- _PROVIDED DATA_:
┄┄┄┄┄┄

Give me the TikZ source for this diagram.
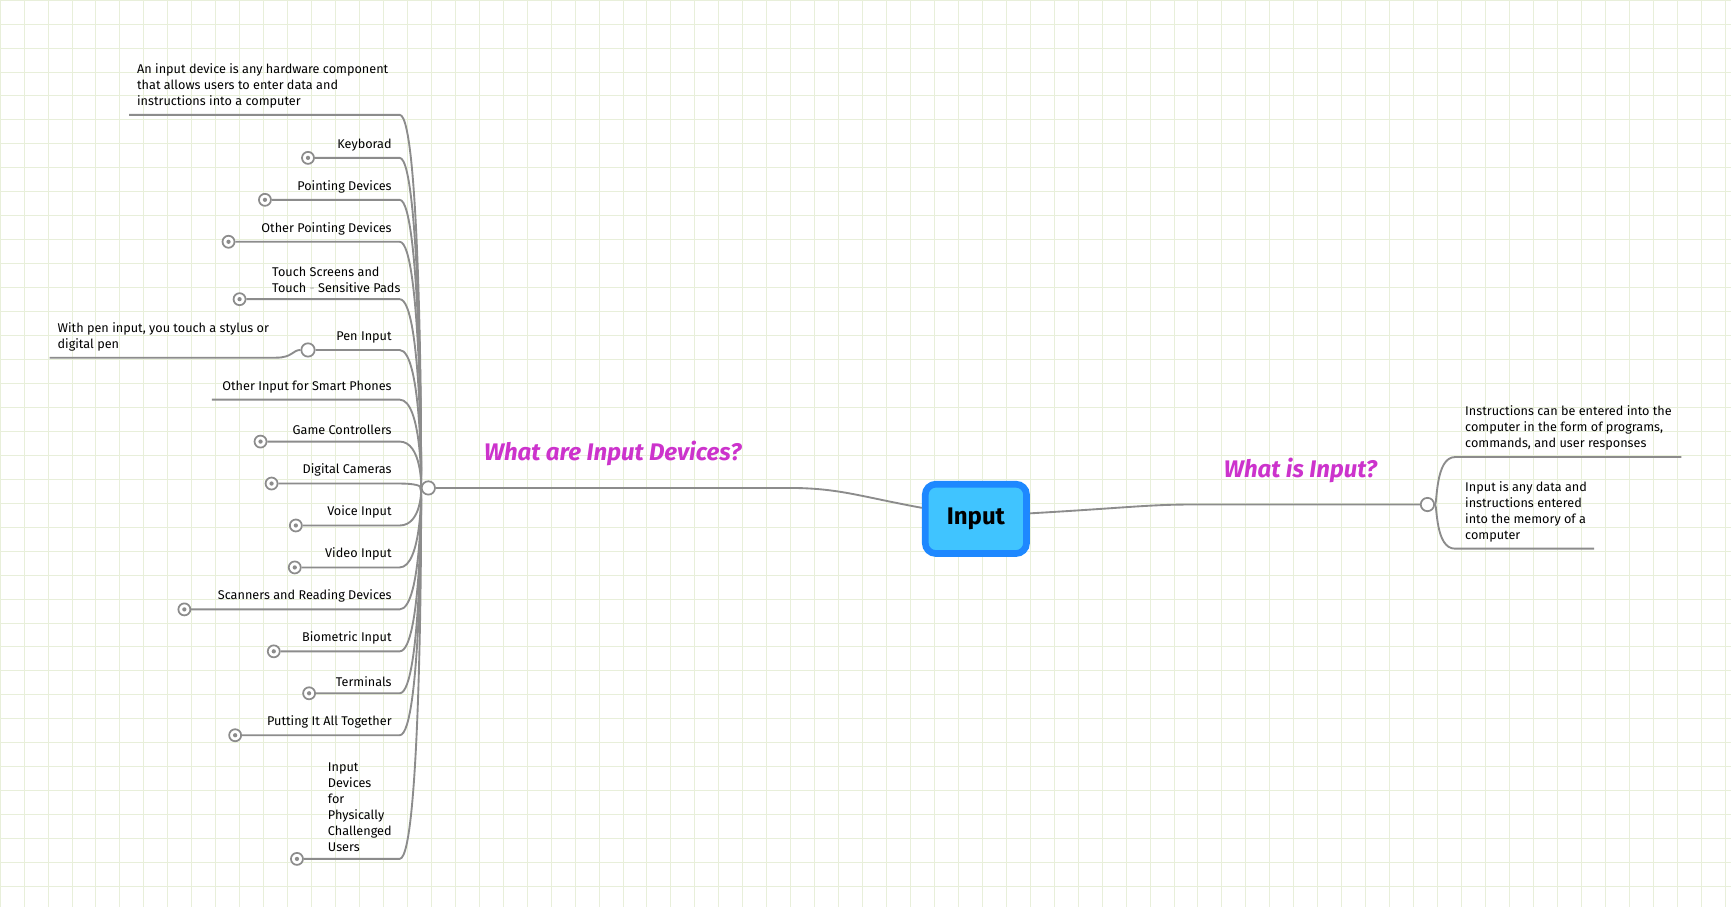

┄┄┄┄┄┄

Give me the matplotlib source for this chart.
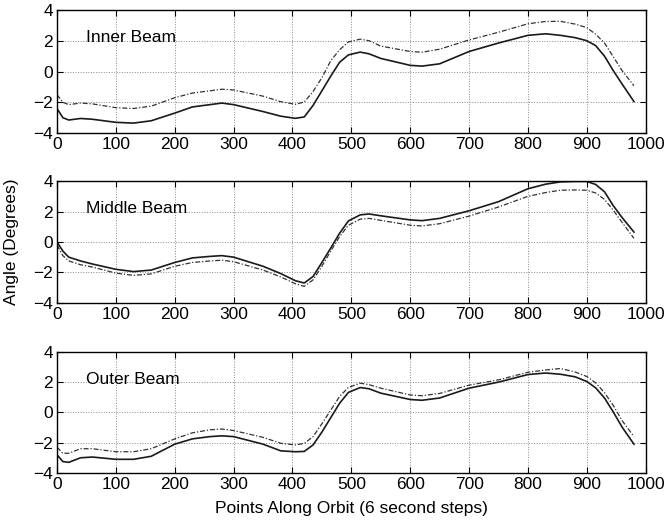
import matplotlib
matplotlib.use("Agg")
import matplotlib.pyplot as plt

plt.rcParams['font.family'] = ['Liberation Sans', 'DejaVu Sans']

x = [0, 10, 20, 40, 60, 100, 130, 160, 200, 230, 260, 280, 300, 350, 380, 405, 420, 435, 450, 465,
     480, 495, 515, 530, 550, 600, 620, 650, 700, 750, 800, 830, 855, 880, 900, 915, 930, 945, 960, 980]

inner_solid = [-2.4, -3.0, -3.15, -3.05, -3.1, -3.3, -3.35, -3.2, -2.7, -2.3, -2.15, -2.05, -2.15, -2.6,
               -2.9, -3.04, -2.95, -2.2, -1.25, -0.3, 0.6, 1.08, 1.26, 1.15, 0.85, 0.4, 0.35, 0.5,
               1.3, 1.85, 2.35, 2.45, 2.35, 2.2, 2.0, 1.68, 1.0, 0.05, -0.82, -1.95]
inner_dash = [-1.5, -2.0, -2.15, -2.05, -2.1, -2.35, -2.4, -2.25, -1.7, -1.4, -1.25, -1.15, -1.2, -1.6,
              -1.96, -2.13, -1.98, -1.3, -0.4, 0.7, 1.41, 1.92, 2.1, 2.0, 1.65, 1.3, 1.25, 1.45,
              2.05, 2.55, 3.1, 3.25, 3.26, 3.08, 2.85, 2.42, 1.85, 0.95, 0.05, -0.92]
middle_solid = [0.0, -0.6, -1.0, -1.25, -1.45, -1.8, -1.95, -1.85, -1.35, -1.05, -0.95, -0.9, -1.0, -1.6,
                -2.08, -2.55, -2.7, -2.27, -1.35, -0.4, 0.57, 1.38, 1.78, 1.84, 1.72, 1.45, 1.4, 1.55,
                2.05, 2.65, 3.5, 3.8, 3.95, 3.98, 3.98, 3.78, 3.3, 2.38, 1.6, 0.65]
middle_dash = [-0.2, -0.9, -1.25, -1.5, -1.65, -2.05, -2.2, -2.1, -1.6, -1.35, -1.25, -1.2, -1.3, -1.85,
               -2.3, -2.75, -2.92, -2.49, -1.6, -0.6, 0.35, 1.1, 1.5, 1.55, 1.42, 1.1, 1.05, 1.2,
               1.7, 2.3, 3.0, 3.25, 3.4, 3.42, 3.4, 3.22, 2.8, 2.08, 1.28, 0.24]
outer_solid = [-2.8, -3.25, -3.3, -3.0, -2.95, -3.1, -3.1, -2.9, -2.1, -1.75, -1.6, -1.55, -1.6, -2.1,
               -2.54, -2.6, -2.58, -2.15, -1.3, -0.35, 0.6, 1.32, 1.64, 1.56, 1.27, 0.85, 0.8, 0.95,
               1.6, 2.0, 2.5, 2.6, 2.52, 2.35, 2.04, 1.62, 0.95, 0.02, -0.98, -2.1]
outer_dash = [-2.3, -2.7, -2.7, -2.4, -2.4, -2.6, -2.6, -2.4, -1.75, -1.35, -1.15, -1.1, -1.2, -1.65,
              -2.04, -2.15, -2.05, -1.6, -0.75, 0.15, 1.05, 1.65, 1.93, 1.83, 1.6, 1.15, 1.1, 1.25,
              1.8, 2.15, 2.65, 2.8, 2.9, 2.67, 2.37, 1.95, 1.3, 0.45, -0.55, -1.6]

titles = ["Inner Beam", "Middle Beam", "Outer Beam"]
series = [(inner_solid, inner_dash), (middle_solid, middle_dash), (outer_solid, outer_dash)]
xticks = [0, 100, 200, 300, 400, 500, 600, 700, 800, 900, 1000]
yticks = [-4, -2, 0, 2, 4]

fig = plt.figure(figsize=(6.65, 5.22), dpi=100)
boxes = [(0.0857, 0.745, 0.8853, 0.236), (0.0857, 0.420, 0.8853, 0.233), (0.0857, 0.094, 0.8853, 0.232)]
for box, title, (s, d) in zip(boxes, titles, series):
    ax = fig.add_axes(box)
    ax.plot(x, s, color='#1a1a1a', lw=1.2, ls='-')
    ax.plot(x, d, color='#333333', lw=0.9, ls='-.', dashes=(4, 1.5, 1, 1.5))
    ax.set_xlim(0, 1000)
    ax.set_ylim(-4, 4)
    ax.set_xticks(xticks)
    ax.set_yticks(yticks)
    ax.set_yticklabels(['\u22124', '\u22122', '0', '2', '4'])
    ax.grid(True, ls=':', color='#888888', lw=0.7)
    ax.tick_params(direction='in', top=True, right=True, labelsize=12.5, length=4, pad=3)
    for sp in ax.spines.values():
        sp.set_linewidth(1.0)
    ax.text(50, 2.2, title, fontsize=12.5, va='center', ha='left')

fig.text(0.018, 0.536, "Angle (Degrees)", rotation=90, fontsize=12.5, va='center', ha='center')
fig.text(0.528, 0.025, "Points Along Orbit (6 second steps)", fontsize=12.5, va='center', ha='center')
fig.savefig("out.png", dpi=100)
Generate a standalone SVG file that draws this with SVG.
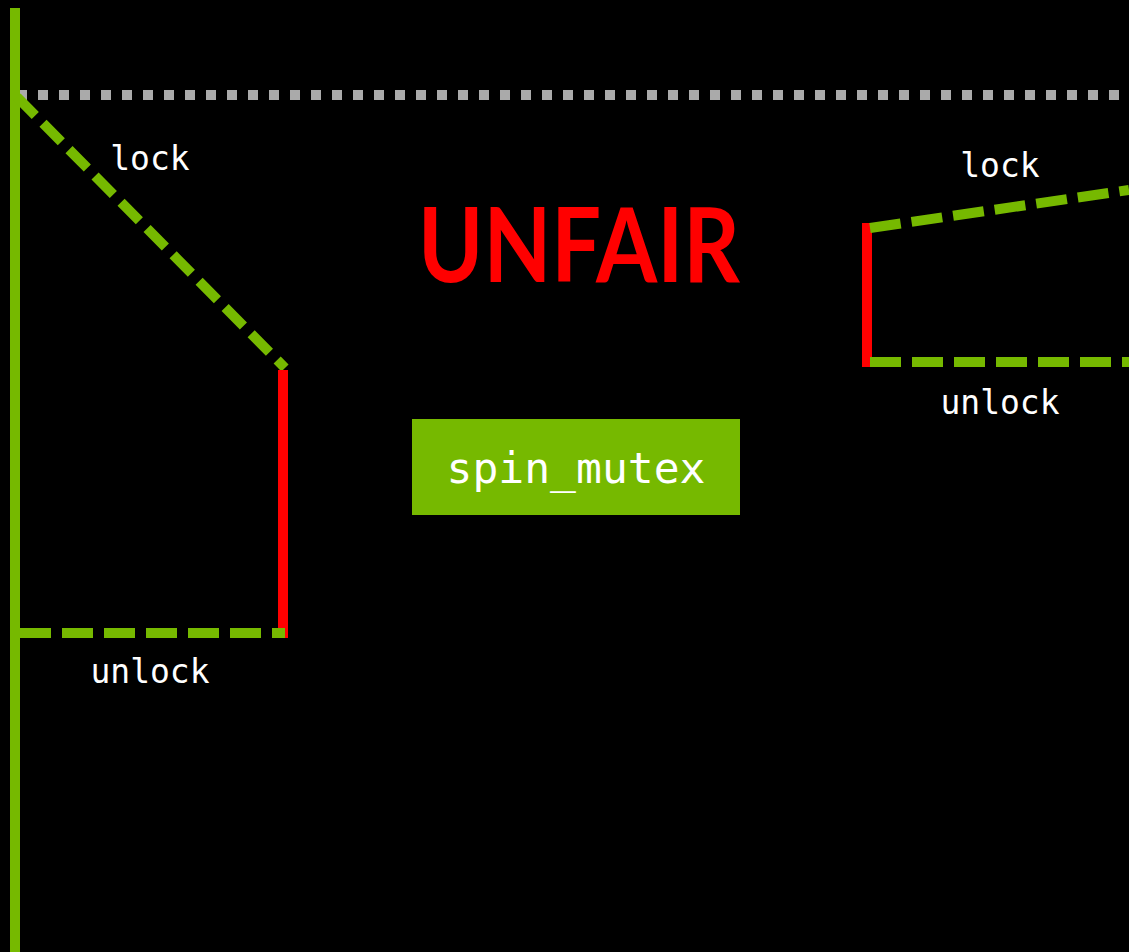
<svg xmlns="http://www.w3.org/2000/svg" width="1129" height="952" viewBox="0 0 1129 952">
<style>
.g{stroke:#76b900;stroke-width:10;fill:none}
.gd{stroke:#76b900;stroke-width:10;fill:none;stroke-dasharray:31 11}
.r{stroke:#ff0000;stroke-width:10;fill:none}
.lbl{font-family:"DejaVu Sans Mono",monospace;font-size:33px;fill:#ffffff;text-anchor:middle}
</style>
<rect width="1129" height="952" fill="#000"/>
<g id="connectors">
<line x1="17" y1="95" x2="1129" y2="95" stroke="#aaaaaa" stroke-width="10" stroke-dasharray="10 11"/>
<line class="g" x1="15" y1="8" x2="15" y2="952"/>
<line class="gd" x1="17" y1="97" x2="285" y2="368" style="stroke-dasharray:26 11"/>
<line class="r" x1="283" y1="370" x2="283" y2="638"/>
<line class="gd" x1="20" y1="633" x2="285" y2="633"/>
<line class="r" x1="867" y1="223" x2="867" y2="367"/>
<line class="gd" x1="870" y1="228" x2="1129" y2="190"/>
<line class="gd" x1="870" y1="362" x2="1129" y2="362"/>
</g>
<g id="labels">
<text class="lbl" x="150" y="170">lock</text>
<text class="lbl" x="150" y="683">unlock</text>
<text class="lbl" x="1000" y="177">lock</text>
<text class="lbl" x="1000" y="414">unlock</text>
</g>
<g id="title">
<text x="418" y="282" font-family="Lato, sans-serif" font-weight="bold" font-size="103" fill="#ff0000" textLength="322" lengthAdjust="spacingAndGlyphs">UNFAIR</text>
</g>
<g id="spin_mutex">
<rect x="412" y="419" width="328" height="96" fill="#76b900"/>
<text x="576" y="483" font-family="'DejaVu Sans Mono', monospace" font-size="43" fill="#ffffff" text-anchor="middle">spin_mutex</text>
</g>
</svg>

┄┄┄┄┄┄

- _TASK DESCRIPTION_: The required answer is a single number: the count of lines in the entries that hold the string "Give".

- _TASK RESULT_: 2